Sağlık harcamalarındaki usulsüzlükleri önlemek amacıyla geliştirilen 'avuç içi damar okuma' sistemi 20 ilde hayata geçti. 15 Kasım-15 Ocak tarihleri arasında da Türkiye geneline yayılacak. Sistem, iki ay önce pilot uygulama olarak Konya'da devreye girmiş ve başarılı sonuçlar vermişti. İkinci aşama olarak, 15 Kasım-15 Ocak tarihleri arasında İstanbul, Ankara ve İzmir'in de aralarında bulunduğu 61 il sisteme dahil olacak. Sisteme kayıt olmayan hastalar, acil dışında hizmet alamayacak. 0-12 yaş arası çocuklar uygulama dışında kalacak.

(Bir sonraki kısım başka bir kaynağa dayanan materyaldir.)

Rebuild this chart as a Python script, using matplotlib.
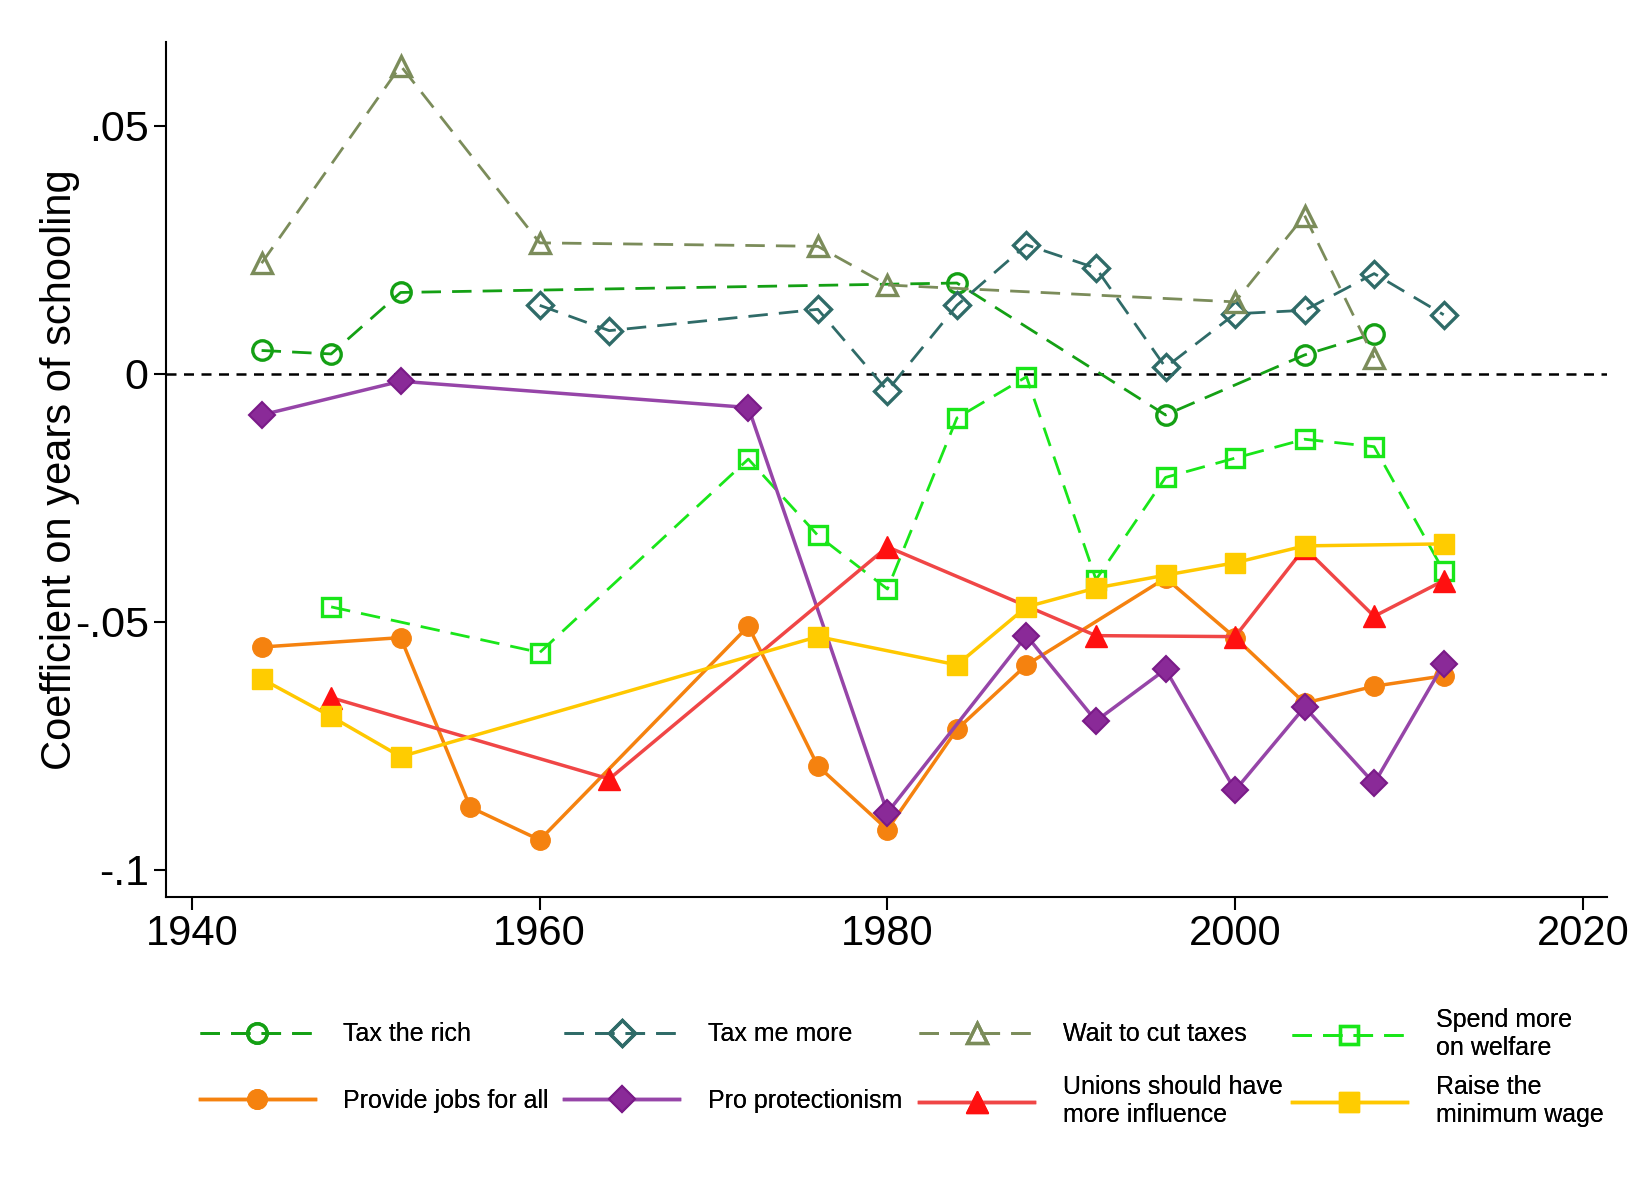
import numpy as np
import matplotlib
matplotlib.use("Agg")
import matplotlib.pyplot as plt

plt.rcParams.update({
    "font.family": ["Liberation Sans", "DejaVu Sans"],
    "axes.labelsize": 30,
    "xtick.labelsize": 30,
    "ytick.labelsize": 31,
    "legend.fontsize": 18,
})

# --- data ---
tax_rich_years = [1944, 1948, 1952, 1984, 1996, 2004, 2008]
tax_rich = [0.0047, 0.0040, 0.0164, 0.0183, -0.0083, 0.0038, 0.0081]

tax_me_years = [1960, 1964, 1976, 1980, 1984, 1988, 1992, 1996, 2000, 2004, 2008, 2012]
tax_me = [0.0138, 0.0087, 0.0130, -0.0034, 0.0138, 0.0260, 0.0213, 0.0013, 0.0121, 0.0128, 0.0202, 0.0119]

wait_years = [1944, 1952, 1960, 1976, 1980, 2000, 2004, 2008]
wait_cut = [0.0223, 0.0621, 0.0264, 0.0257, 0.0179, 0.0145, 0.0319, 0.0032]

welfare_years = [1948, 1960, 1972, 1976, 1980, 1984, 1988, 1992, 1996, 2000, 2004, 2008, 2012]
welfare = [-0.0470, -0.0562, -0.0172, -0.0326, -0.0434, -0.0089, -0.0006, -0.0415, -0.0209, -0.0170, -0.0132, -0.0147, -0.0398]

jobs_years = [1944, 1952, 1956, 1960, 1972, 1976, 1980, 1984, 1988, 1996, 2000, 2004, 2008, 2012]
jobs = [-0.0551, -0.0532, -0.0874, -0.0940, -0.0509, -0.0791, -0.0919, -0.0717, -0.0587, -0.0412, -0.0532, -0.0664, -0.0630, -0.0609]

protect_years = [1944, 1952, 1972, 1980, 1988, 1992, 1996, 2000, 2004, 2008, 2012]
protect = [-0.0083, -0.0015, -0.0068, -0.0885, -0.0528, -0.0700, -0.0596, -0.0840, -0.0672, -0.0826, -0.0585]

unions_years = [1948, 1964, 1980, 1992, 2000, 2004, 2008, 2012]
unions = [-0.0653, -0.0817, -0.0349, -0.0528, -0.0530, -0.0351, -0.0489, -0.0417]

minwage_years = [1944, 1948, 1952, 1976, 1984, 1988, 1992, 1996, 2000, 2004, 2012]
minwage = [-0.0615, -0.0691, -0.0772, -0.0530, -0.0587, -0.0470, -0.0432, -0.0406, -0.0381, -0.0347, -0.0343]

fig = plt.figure(figsize=(16.5, 12), dpi=100)
ax = fig.add_axes([0.1006, 0.2525, 0.8734, 0.7125])

dash = (0, (7, 4))
lw = 2.0
h = {}
h["rich"], = ax.plot(tax_rich_years, tax_rich, color="#14a014", ls=dash, lw=lw, marker="o", ms=14,
                     mfc="none", mec="#14a014", mew=2.4, label="Tax the rich")
h["me"], = ax.plot(tax_me_years, tax_me, color="#2f6b68", ls=dash, lw=lw, marker="D", ms=13,
                   mfc="none", mec="#2f6b68", mew=2.4, label="Tax me more")
h["wait"], = ax.plot(wait_years, wait_cut, color="#7b8c5a", ls=dash, lw=lw, marker="^", ms=15,
                     mfc="none", mec="#7b8c5a", mew=2.4, label="Wait to cut taxes")
h["welfare"], = ax.plot(welfare_years, welfare, color="#19e619", ls=dash, lw=lw, marker="s", ms=13,
                        mfc="none", mec="#19e619", mew=2.4, label="Spend more\non welfare")
h["jobs"], = ax.plot(jobs_years, jobs, color="#f5820f", lw=lw + 0.5, marker="o", ms=14,
                     mfc="#f5820f", mec="#f5820f", label="Provide jobs for all")
h["protect"], = ax.plot(protect_years, protect, color="#9645a8", lw=lw + 0.5, marker="D", ms=13,
                        mfc="#8a2a98", mec="#7a1a88", mew=1.5, label="Pro protectionism")
h["unions"], = ax.plot(unions_years, unions, color="#f04646", lw=lw + 0.5, marker="^", ms=16,
                       mfc="#ff1010", mec="#ff1010", label="Unions should have\nmore influence")
h["minwage"], = ax.plot(minwage_years, minwage, color="#ffc800", lw=lw + 0.5, marker="s", ms=14,
                        mfc="#ffcc00", mec="#ffcc00", label="Raise the\nminimum wage")

ax.axhline(0, color="black", ls=(0, (4, 3)), lw=1.8, zorder=1)

ax.set_xlim(1938.5, 2021.4)
ax.set_ylim(-0.1055, 0.0669)
ax.set_xticks([1940, 1960, 1980, 2000, 2020])
ax.set_yticks([0.05, 0, -0.05, -0.1])
ax.set_yticklabels([".05", "0", "-.05", "-.1"])
ax.tick_params(length=9, width=1.5, direction="out")
for s in ["top", "right"]:
    ax.spines[s].set_visible(False)
for s in ["left", "bottom"]:
    ax.spines[s].set_linewidth(1.5)
ax.set_ylabel("Coefficient on years of schooling")
ax.yaxis.set_label_coords(-0.06, 0.5)

# legend: one entry per slot so rows and columns line up as in the reference
rows = [["rich", "me", "wait", "welfare"], ["jobs", "protect", "unions", "minwage"]]
col_x = [0.121, 0.342, 0.557, 0.783]
row_y = [0.138, 0.0825]
for r, keys in enumerate(rows):
    for c, k in enumerate(keys):
        leg = fig.legend([h[k]], [h[k].get_label()], loc="center left",
                         bbox_to_anchor=(col_x[c], row_y[r]), frameon=False,
                         handlelength=4.6, handletextpad=1.15, borderpad=0,
                         borderaxespad=0, numpoints=1)
        fig.add_artist(leg)

fig.savefig("out.png", dpi=100)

Avuç içi damar okuma sistemine geçişte 100 kamu ve vakıf üniversitesi, bin 800'e yakın özel sağlık kuruluşu ve diyaliz merkezi, altyapı kurma mecburiyetinde. Belirlenen sürelerde biyometrik kimlik doğrulamaya geçmeyen kurumlar hasta bakamayacak. Ayrıca sistem ile kimlik doğrulama işlemi yapmayanlar, acil haller dışında sağlık hizmeti alamayacak. Sadece 0-12 yaş arası çocuklar, elleri olmayanlar, avuç içi damar bütünlüğü bozulanlar ve acil hastalar sisteme dahil değil. Sağlık Bakanlığı hastaneleri ise program dışında.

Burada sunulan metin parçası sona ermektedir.